■ SUPPLIED MATERIAL
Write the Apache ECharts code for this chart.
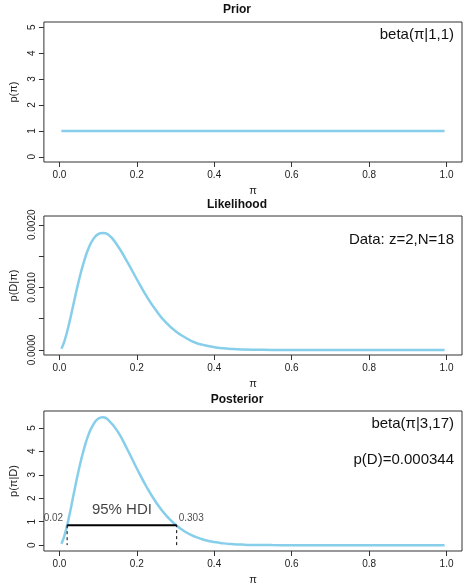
<!DOCTYPE html>
<html>
<head>
    <meta charset="utf-8">
    <script src="https://cdn.jsdelivr.net/npm/echarts@6/dist/echarts.min.js"></script>
</head>
<body style="margin:0;background:#fff;">
    <div id="chart" style="width:474px;height:586px;"></div>
    <script>
        // values
        var theta = [0.005, 0.0125, 0.025, 0.0375, 0.05, 0.0625, 0.075, 0.0875, 0.1, 0.1125, 0.125, 0.15, 0.175, 0.2, 0.225, 0.25, 0.275, 0.3, 0.325, 0.35, 0.375, 0.4, 0.425, 0.45, 0.475, 0.5, 0.55, 0.6, 0.7, 0.8, 0.9, 0.995];
        var likelihood = [0.00002, 0.000128, 0.000417, 0.000763, 0.0011, 0.00139, 0.00162, 0.00177, 0.00185, 0.00187, 0.00185, 0.00167, 0.00141, 0.00113, 0.00086, 0.00063, 0.00044, 0.0003, 0.0002, 0.00012, 0.000076, 0.000045, 0.000026, 0.000014, 0.0000075, 0.000004, 0.0000008, 0, 0, 0, 0, 0];
        var posterior = [0.06, 0.37, 1.21, 2.22, 3.2, 4.04, 4.7, 5.14, 5.39, 5.45, 5.36, 4.86, 4.1, 3.27, 2.49, 1.82, 1.28, 0.87, 0.57, 0.36, 0.22, 0.13, 0.075, 0.041, 0.022, 0.011, 0.002, 0, 0, 0, 0, 0];
        var priorX = [0.005, 0.995];
        var priorY = [1, 1];
        var hdi = [0.02, 0.303];
        var hdiHeight = 0.85;
        var xTicks = [0, 0.2, 0.4, 0.6, 0.8, 1];
        var densTicks = [0, 1, 2, 3, 4, 5];
        var likeTicks = [0, 0.0005, 0.001, 0.0015, 0.002];
        var likeLabels = [0, 0.001, 0.002];

        function pairs(xs, ys) {
            return xs.map(function (x, i) { return [x, ys[i]]; });
        }

        var font = 'Liberation Sans, Arial, sans-serif';
        var tops = [22, 216, 411];
        var heights = [140, 139, 140];
        var yr = [[-0.2, 5.2], [-0.00008, 0.00214], [-0.25, 5.72]];

        var grids = [], xAxes = [], yAxes = [];
        for (var i = 0; i < 3; i++) {
            grids.push({ left: 35, right: 12, top: tops[i], height: heights[i], show: true, borderColor: '#333', borderWidth: 1 });
            xAxes.push({
                type: 'value', gridIndex: i, min: -0.04, max: 1.04,
                axisLine: { show: false, onZero: false }, splitLine: { show: false },
                axisTick: { show: true, length: 5, lineStyle: { color: '#333' }, customValues: xTicks },
                axisLabel: { customValues: xTicks, color: '#222', fontSize: 10, fontFamily: font, margin: 8,
                    formatter: function (v) { return v.toFixed(1); } },
                name: 'π', nameLocation: 'middle', nameGap: 23, nameTextStyle: { fontSize: 11, color: '#222', fontFamily: font }
            });
            var ticks = i == 1 ? likeTicks : densTicks;
            var labs = i == 1 ? likeLabels : densTicks;
            yAxes.push({
                type: 'value', gridIndex: i, min: yr[i][0], max: yr[i][1],
                axisLine: { show: false, onZero: false }, splitLine: { show: false },
                axisTick: { show: true, length: 5, lineStyle: { color: '#333' }, customValues: ticks },
                axisLabel: { customValues: labs, rotate: 90, color: '#222', fontSize: 10, fontFamily: font, margin: 7,
                    formatter: function (v) { return String(v); } },
                name: ['p(π)', 'p(D|π)', 'p(π|D)'][i], nameLocation: 'middle', nameGap: 21, nameRotate: 90,
                nameTextStyle: { fontSize: 11, color: '#222', fontFamily: font }
            });
        }
        yAxes[1].axisLabel.formatter = function (v) { return v.toFixed(4); };

        var curve = { type: 'line', symbol: 'none', smooth: true, lineStyle: { color: '#87CEEB', width: 2.5 }, z: 3 };
        function withIdx(obj, i, data) {
            var o = Object.assign({}, obj);
            o.xAxisIndex = i; o.yAxisIndex = i; o.data = data;
            return o;
        }

        var option = {
            animation: false,
            grid: grids, xAxis: xAxes, yAxis: yAxes,
            series: [
                withIdx(curve, 0, pairs(priorX, priorY)),
                withIdx(curve, 1, pairs(theta, likelihood)),
                withIdx(curve, 2, pairs(theta, posterior)),
                { type: 'line', xAxisIndex: 2, yAxisIndex: 2, symbol: 'none', lineStyle: { color: '#000', width: 2 },
                  data: [[hdi[0], hdiHeight], [hdi[1], hdiHeight]], z: 4 },
                { type: 'line', xAxisIndex: 2, yAxisIndex: 2, symbol: 'none', lineStyle: { color: '#000', width: 1, type: [3, 3] },
                  data: [[hdi[0], hdiHeight], [hdi[0], 0], null, [hdi[1], 0], [hdi[1], hdiHeight]], connectNulls: false, z: 4 },
                { type: 'scatter', xAxisIndex: 2, yAxisIndex: 2, symbolSize: 0,
                  data: [
                      { value: [hdi[0], hdiHeight], label: { show: true, position: 'left', distance: 4, offset: [0, -7], formatter: String(hdi[0]), fontSize: 10, color: '#222', fontFamily: font } },
                      { value: [hdi[1], hdiHeight], label: { show: true, position: 'right', distance: 2, offset: [0, -7], formatter: String(hdi[1]), fontSize: 10, color: '#222', fontFamily: font } },
                      { value: [(hdi[0] + hdi[1]) / 2, hdiHeight], label: { show: true, position: 'top', distance: 8, formatter: '95% HDI', fontSize: 15, color: '#111', fontFamily: font } }
                  ] }
            ],
            graphic: [
                { type: 'text', left: 'center', top: 4, style: { text: 'Prior', font: 'bold 12px ' + font, fill: '#111' } },
                { type: 'text', left: 'center', top: 199, style: { text: 'Likelihood', font: 'bold 12px ' + font, fill: '#111' } },
                { type: 'text', left: 'center', top: 394, style: { text: 'Posterior', font: 'bold 12px ' + font, fill: '#111' } },
                { type: 'text', right: 20, top: 27, style: { text: 'beta(π|1,1)', font: '15px ' + font, fill: '#111' } },
                { type: 'text', right: 20, top: 232, style: { text: 'Data: z=2,N=18', font: '15px ' + font, fill: '#111' } },
                { type: 'text', right: 20, top: 416, style: { text: 'beta(π|3,17)', font: '15px ' + font, fill: '#111' } },
                { type: 'text', right: 20, top: 452, style: { text: 'p(D)=0.000344', font: '15px ' + font, fill: '#111' } }
            ]
        };
        var myChart = echarts.init(document.getElementById('chart'));
        myChart.setOption(option);
    </script>
</body>
</html>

■ THE REQUEST
Transcribe each line above verbatim, with the pictures left out.

■ ANSWER TO THE PROBLEM
Write the Apache ECharts code for this chart.
<!DOCTYPE html>
<html>
<head>
    <meta charset="utf-8">
    <script src="https://cdn.jsdelivr.net/npm/echarts@6/dist/echarts.min.js"></script>
</head>
<body style="margin:0;background:#fff;">
    <div id="chart" style="width:474px;height:586px;"></div>
    <script>
        // values
        var theta = [0.005, 0.0125, 0.025, 0.0375, 0.05, 0.0625, 0.075, 0.0875, 0.1, 0.1125, 0.125, 0.15, 0.175, 0.2, 0.225, 0.25, 0.275, 0.3, 0.325, 0.35, 0.375, 0.4, 0.425, 0.45, 0.475, 0.5, 0.55, 0.6, 0.7, 0.8, 0.9, 0.995];
        var likelihood = [0.00002, 0.000128, 0.000417, 0.000763, 0.0011, 0.00139, 0.00162, 0.00177, 0.00185, 0.00187, 0.00185, 0.00167, 0.00141, 0.00113, 0.00086, 0.00063, 0.00044, 0.0003, 0.0002, 0.00012, 0.000076, 0.000045, 0.000026, 0.000014, 0.0000075, 0.000004, 0.0000008, 0, 0, 0, 0, 0];
        var posterior = [0.06, 0.37, 1.21, 2.22, 3.2, 4.04, 4.7, 5.14, 5.39, 5.45, 5.36, 4.86, 4.1, 3.27, 2.49, 1.82, 1.28, 0.87, 0.57, 0.36, 0.22, 0.13, 0.075, 0.041, 0.022, 0.011, 0.002, 0, 0, 0, 0, 0];
        var priorX = [0.005, 0.995];
        var priorY = [1, 1];
        var hdi = [0.02, 0.303];
        var hdiHeight = 0.85;
        var xTicks = [0, 0.2, 0.4, 0.6, 0.8, 1];
        var densTicks = [0, 1, 2, 3, 4, 5];
        var likeTicks = [0, 0.0005, 0.001, 0.0015, 0.002];
        var likeLabels = [0, 0.001, 0.002];

        function pairs(xs, ys) {
            return xs.map(function (x, i) { return [x, ys[i]]; });
        }

        var font = 'Liberation Sans, Arial, sans-serif';
        var tops = [22, 216, 411];
        var heights = [140, 139, 140];
        var yr = [[-0.2, 5.2], [-0.00008, 0.00214], [-0.25, 5.72]];

        var grids = [], xAxes = [], yAxes = [];
        for (var i = 0; i < 3; i++) {
            grids.push({ left: 35, right: 12, top: tops[i], height: heights[i], show: true, borderColor: '#333', borderWidth: 1 });
            xAxes.push({
                type: 'value', gridIndex: i, min: -0.04, max: 1.04,
                axisLine: { show: false, onZero: false }, splitLine: { show: false },
                axisTick: { show: true, length: 5, lineStyle: { color: '#333' }, customValues: xTicks },
                axisLabel: { customValues: xTicks, color: '#222', fontSize: 10, fontFamily: font, margin: 8,
                    formatter: function (v) { return v.toFixed(1); } },
                name: 'π', nameLocation: 'middle', nameGap: 23, nameTextStyle: { fontSize: 11, color: '#222', fontFamily: font }
            });
            var ticks = i == 1 ? likeTicks : densTicks;
            var labs = i == 1 ? likeLabels : densTicks;
            yAxes.push({
                type: 'value', gridIndex: i, min: yr[i][0], max: yr[i][1],
                axisLine: { show: false, onZero: false }, splitLine: { show: false },
                axisTick: { show: true, length: 5, lineStyle: { color: '#333' }, customValues: ticks },
                axisLabel: { customValues: labs, rotate: 90, color: '#222', fontSize: 10, fontFamily: font, margin: 7,
                    formatter: function (v) { return String(v); } },
                name: ['p(π)', 'p(D|π)', 'p(π|D)'][i], nameLocation: 'middle', nameGap: 21, nameRotate: 90,
                nameTextStyle: { fontSize: 11, color: '#222', fontFamily: font }
            });
        }
        yAxes[1].axisLabel.formatter = function (v) { return v.toFixed(4); };

        var curve = { type: 'line', symbol: 'none', smooth: true, lineStyle: { color: '#87CEEB', width: 2.5 }, z: 3 };
        function withIdx(obj, i, data) {
            var o = Object.assign({}, obj);
            o.xAxisIndex = i; o.yAxisIndex = i; o.data = data;
            return o;
        }

        var option = {
            animation: false,
            grid: grids, xAxis: xAxes, yAxis: yAxes,
            series: [
                withIdx(curve, 0, pairs(priorX, priorY)),
                withIdx(curve, 1, pairs(theta, likelihood)),
                withIdx(curve, 2, pairs(theta, posterior)),
                { type: 'line', xAxisIndex: 2, yAxisIndex: 2, symbol: 'none', lineStyle: { color: '#000', width: 2 },
                  data: [[hdi[0], hdiHeight], [hdi[1], hdiHeight]], z: 4 },
                { type: 'line', xAxisIndex: 2, yAxisIndex: 2, symbol: 'none', lineStyle: { color: '#000', width: 1, type: [3, 3] },
                  data: [[hdi[0], hdiHeight], [hdi[0], 0], null, [hdi[1], 0], [hdi[1], hdiHeight]], connectNulls: false, z: 4 },
                { type: 'scatter', xAxisIndex: 2, yAxisIndex: 2, symbolSize: 0,
                  data: [
                      { value: [hdi[0], hdiHeight], label: { show: true, position: 'left', distance: 4, offset: [0, -7], formatter: String(hdi[0]), fontSize: 10, color: '#222', fontFamily: font } },
                      { value: [hdi[1], hdiHeight], label: { show: true, position: 'right', distance: 2, offset: [0, -7], formatter: String(hdi[1]), fontSize: 10, color: '#222', fontFamily: font } },
                      { value: [(hdi[0] + hdi[1]) / 2, hdiHeight], label: { show: true, position: 'top', distance: 8, formatter: '95% HDI', fontSize: 15, color: '#111', fontFamily: font } }
                  ] }
            ],
            graphic: [
                { type: 'text', left: 'center', top: 4, style: { text: 'Prior', font: 'bold 12px ' + font, fill: '#111' } },
                { type: 'text', left: 'center', top: 199, style: { text: 'Likelihood', font: 'bold 12px ' + font, fill: '#111' } },
                { type: 'text', left: 'center', top: 394, style: { text: 'Posterior', font: 'bold 12px ' + font, fill: '#111' } },
                { type: 'text', right: 20, top: 27, style: { text: 'beta(π|1,1)', font: '15px ' + font, fill: '#111' } },
                { type: 'text', right: 20, top: 232, style: { text: 'Data: z=2,N=18', font: '15px ' + font, fill: '#111' } },
                { type: 'text', right: 20, top: 416, style: { text: 'beta(π|3,17)', font: '15px ' + font, fill: '#111' } },
                { type: 'text', right: 20, top: 452, style: { text: 'p(D)=0.000344', font: '15px ' + font, fill: '#111' } }
            ]
        };
        var myChart = echarts.init(document.getElementById('chart'));
        myChart.setOption(option);
    </script>
</body>
</html>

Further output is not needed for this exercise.